Saturday, September 13, 2014

Chapter 6

Sorry for the first blog post wasn’t on the right chapter...

The six stages of sensorimotor intelligence:
1. The first stage is just the basic small movements and being able to basically only survive. My younger brother was born when I was 13 so I was able to watch his different stages of life so I’m somewhat going to relate these to my experiences.
2. During this stage it became relevant that my little brother could separate actions from one thing to another. Watching him eat was different depending on what it was that he was eating.
3. He became more aware of what was going on and I could see him link things together.
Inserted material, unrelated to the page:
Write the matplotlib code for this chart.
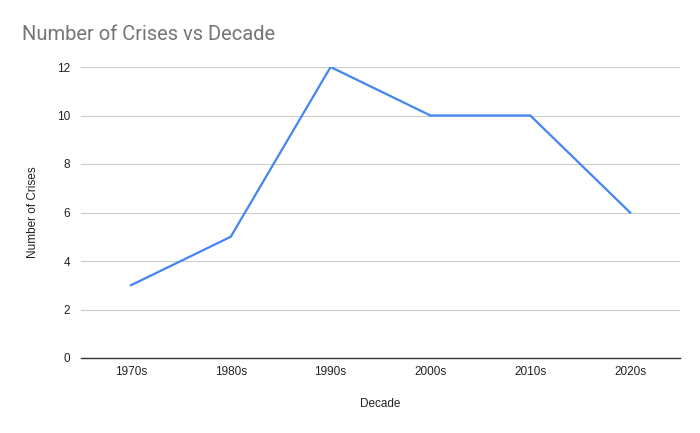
import matplotlib
matplotlib.use("Agg")
import matplotlib.pyplot as plt

decades = ["1970s", "1980s", "1990s", "2000s", "2010s", "2020s"]
crises = [3, 5, 12, 10, 10, 6]
yticks = [0, 2, 4, 6, 8, 10, 12]

plt.rcParams["font.family"] = ["Liberation Sans", "DejaVu Sans"]

fig = plt.figure(figsize=(7, 4.33), dpi=100)
ax = fig.add_axes([81/700, 1-358/433, 599/700, (358-67)/433])

x = list(range(len(decades)))
ax.plot(x, crises, color="#4285F4", lw=1.6, solid_joinstyle="miter")

ax.set_xlim(-0.5, len(decades)-0.5)
ax.set_ylim(0, 12)
ax.set_xticks(x)
ax.set_xticklabels(decades)
ax.set_yticks(yticks)
ax.grid(axis="y", color="#cccccc", lw=0.8)
ax.set_axisbelow(True)
for s in ["top", "right", "left"]:
    ax.spines[s].set_visible(False)
ax.spines["bottom"].set_color("#333333")
ax.spines["bottom"].set_linewidth(1.0)
ax.spines["bottom"].set_zorder(3)
ax.tick_params(length=0, labelsize=8.5, colors="#222222", pad=6)
ax.tick_params(axis="y", pad=8)

ax.set_xlabel("Decade", fontsize=8.5, color="#222222", labelpad=14)
ax.set_ylabel("Number of Crises", fontsize=8.5, color="#222222", labelpad=13)

fig.text(22/700, 1-35/433, "Number of Crises vs Decade", fontsize=14.5,
         color="#757575", family=["Roboto", "DejaVu Sans"], va="center", ha="left")

plt.savefig("out.png", dpi=100, facecolor="white")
Being able to associate something with another.
4. He then went on to get further into it by reacting to things with meaning not just the repetition of actions and events such as rolling a ball back and forth with him.
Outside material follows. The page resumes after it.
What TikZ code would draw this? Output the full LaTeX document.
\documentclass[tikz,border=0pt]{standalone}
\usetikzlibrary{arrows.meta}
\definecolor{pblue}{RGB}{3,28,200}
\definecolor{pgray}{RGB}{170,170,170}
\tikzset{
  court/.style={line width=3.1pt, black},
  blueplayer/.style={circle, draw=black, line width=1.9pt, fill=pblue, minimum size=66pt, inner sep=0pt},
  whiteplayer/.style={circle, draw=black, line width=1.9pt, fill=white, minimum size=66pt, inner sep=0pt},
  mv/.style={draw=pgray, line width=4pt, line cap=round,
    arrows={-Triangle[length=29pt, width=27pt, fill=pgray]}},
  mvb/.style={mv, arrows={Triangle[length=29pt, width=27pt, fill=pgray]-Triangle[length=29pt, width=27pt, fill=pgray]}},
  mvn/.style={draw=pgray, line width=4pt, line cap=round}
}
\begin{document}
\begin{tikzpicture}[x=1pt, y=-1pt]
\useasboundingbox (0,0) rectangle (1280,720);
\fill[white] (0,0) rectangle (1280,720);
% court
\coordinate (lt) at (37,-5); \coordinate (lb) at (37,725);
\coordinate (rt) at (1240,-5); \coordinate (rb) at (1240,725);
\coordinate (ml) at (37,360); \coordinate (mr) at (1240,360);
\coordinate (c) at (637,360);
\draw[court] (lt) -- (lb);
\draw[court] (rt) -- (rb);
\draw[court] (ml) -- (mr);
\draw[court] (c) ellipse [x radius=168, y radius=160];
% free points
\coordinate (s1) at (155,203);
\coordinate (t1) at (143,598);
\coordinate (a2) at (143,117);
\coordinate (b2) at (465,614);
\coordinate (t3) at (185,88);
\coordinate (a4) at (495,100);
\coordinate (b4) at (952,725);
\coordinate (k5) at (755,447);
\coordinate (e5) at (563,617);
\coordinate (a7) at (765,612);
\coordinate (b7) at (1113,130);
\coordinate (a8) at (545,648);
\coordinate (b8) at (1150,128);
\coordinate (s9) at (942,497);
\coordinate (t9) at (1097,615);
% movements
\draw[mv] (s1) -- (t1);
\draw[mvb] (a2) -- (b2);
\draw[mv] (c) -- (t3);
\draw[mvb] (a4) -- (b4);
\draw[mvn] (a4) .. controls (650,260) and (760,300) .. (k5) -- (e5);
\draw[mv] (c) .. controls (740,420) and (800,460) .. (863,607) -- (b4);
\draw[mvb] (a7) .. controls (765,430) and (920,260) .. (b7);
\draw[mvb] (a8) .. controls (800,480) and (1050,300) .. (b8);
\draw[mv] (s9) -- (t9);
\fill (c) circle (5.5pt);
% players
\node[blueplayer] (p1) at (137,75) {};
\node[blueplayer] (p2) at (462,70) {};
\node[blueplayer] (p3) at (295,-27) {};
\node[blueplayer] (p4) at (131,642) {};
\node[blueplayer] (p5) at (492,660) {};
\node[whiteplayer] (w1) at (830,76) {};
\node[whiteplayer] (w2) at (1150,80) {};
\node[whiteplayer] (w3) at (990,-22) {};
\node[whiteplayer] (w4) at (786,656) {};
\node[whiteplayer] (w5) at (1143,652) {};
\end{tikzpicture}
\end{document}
5. This is when I developed a rather disliking to him since he became somewhat of a nuisance. This is when things of mine went missing or became destroyed if I didn't hide them. Such as him going about taking markers to walls or playing with shiny things like CDs.
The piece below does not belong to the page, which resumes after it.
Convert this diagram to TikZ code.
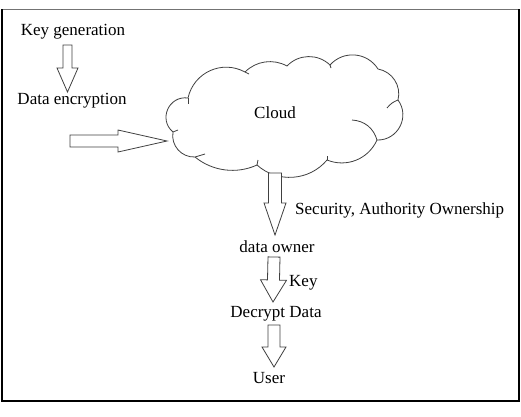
\documentclass[tikz,border=0pt]{standalone}
\usepackage{fontspec}
\setmainfont{Liberation Serif}
\usetikzlibrary{calc}
\newcommand{\blockarrow}[5]{% from, to, shaft half width, head half width, head length
  \draw[blockarr] ($(#1)!#3!90:(#2)$)
    -- ($($(#2)!#5!(#1)$)!#3!-90:(#1)$)
    -- ($($(#2)!#5!(#1)$)!#4!-90:(#1)$)
    -- (#2)
    -- ($($(#2)!#5!(#1)$)!#4!90:(#1)$)
    -- ($($(#2)!#5!(#1)$)!#3!90:(#1)$)
    -- ($(#1)!#3!-90:(#2)$) -- cycle;}
\begin{document}
\begin{tikzpicture}[x=1pt,y=-1pt,
  lbl/.style={inner sep=0pt,font=\fontsize{17}{20}\selectfont},
  blockarr/.style={draw=black!75,line width=0.8pt,fill=white,line join=miter},
  cloudline/.style={draw=black!75,line width=0.8pt}]
\useasboundingbox (0,0) rectangle (521,416);
% frame
\draw[black!55,line width=0.8pt] (2,9) -- (519,9);
\draw[black,line width=1.6pt] (519,9) -- (519,401) -- (2,401) -- (2,9);
% cloud outline
\coordinate (c1) at (173,132);  \coordinate (c2) at (188,98);
\coordinate (c3) at (245,72);   \coordinate (c4) at (287,66);
\coordinate (c5) at (330,65);   \coordinate (c6) at (378,69);
\coordinate (c7) at (398,100);  \coordinate (c8) at (377,140);
\coordinate (c9) at (327,160);  \coordinate (c10) at (257,165);
\coordinate (c11) at (195,157);
\draw[cloudline,fill=white] (c1)
  to[bend left=74,looseness=1.34] (c2)
  to[bend left=53,looseness=1.07] (c3)
  to[bend left=37,looseness=0.95] (c4)
  to[bend left=45,looseness=1.0] (c5)
  to[bend left=53,looseness=1.07] (c6)
  to[bend left=47,looseness=1.01] (c7)
  to[bend left=64,looseness=1.18] (c8)
  to[bend left=44,looseness=1.0] (c9)
  to[bend left=46,looseness=1.0] (c10)
  to[bend left=32,looseness=0.92] (c11)
  to[bend left=51,looseness=1.05] (c1) -- cycle;
% inner strokes of the cloud
\draw[cloudline] (352,120) to[bend left=35] (c8);
\draw[cloudline] (c7) to[bend right=15] (387,108);
\draw[cloudline] (c2) -- (188,104);
\draw[cloudline] (c1) -- (178,130);
\draw[cloudline] (c11) -- (205,154);
\draw[cloudline] (c10) -- (258,160);
\draw[cloudline] (c9) -- (327,156);
\draw[cloudline] (c3) -- (249,74);
\draw[cloudline] (c5) -- (331,68);
% nodes
\node[lbl] (kg) at (73,32) {Key generation};
\node[lbl] (de) at (72,101) {Data encryption};
\node[lbl] (clt) at (275,113) {Cloud};
\node[lbl,anchor=west] (sec) at (295,210) {Security, Authority Ownership};
\node[lbl] (do) at (277,247) {data owner};
\node[lbl,anchor=west] (key) at (289,283) {Key};
\node[lbl] (dd) at (276,314) {Decrypt Data};
\node[lbl] (us) at (269,378) {User};
% arrow end points
\coordinate (a1s) at (67.5,45);  \coordinate (a1e) at (67.5,92);
\coordinate (a2s) at (70,141);   \coordinate (a2e) at (167,141);
\coordinate (a3s) at (275,173);  \coordinate (a3e) at (275,235);
\coordinate (a4s) at (274,257);  \coordinate (a4e) at (273,302);
\coordinate (a5s) at (274,325);  \coordinate (a5e) at (274,367);
\blockarrow{a1s}{a1e}{4.5pt}{10.5pt}{24pt}
\blockarrow{a2s}{a2e}{6pt}{11pt}{49pt}
\blockarrow{a3s}{a3e}{6.5pt}{11pt}{32pt}
\blockarrow{a4s}{a4e}{6pt}{13pt}{22pt}
\blockarrow{a5s}{a5e}{6pt}{12pt}{20pt}
\end{tikzpicture}
\end{document}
6. This is when finally I was able to be all right and he having somewhat of a sense of being without destroying things that are whatnot and mine.

These stages are very relevant to what I have seen from my younger brother and how he went from just a newborn to the beginning of his toddler years. The stages seem to be very accurate and it is simply amazing that we can know how infants will be regardless of where and when they hit the certain stages.